37 is stayed, dissolved, or otherwise ceases to have effect, such provisions shall have full force and

38 effect.

In other words, the real meat of the bill is the reinstatement of Jim Crow, and if we throw out the bathroom rules, we still have to sue to get rid of the rest if the law.

Stealing airports, water and other assets from local municipalities was only the beginning; we stand to lose the ability to make our own towns and cities better places to work and live.

Businesses with a conscience will flee the state like rats off a sinking ship, but abusive companies — those who want to be able to control their employees through fear and intimidation — will rush to set up shop. Workers’ rights have been set back 100 years, just what the Koch Brothers, Art Pope and ALEC wanted all along.

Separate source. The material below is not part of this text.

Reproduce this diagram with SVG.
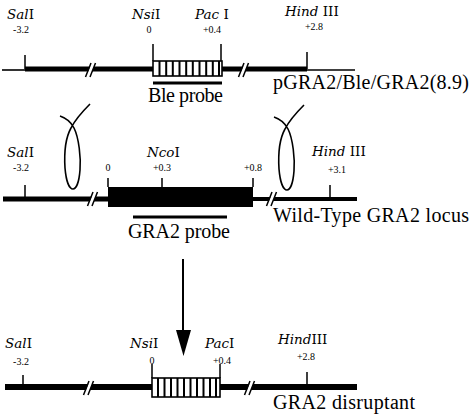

To the voters who stayed home in 2010 and allowed the Tea Party to take over our legislature: we’re now enduring life with the government you deserve. Taking it back will be difficult because 2010 was a census year and the new majority gerrymandered voting districts to such an advantage that it will be almost impossible to dislodge this crew of fools.

It will take at least a generation to fix what’s been broken in the last six years here. We can start by working for the opponents of these Tea Party darlings and then voting in November. If you don’t do that, you’re as guilty as those whose names are on this law.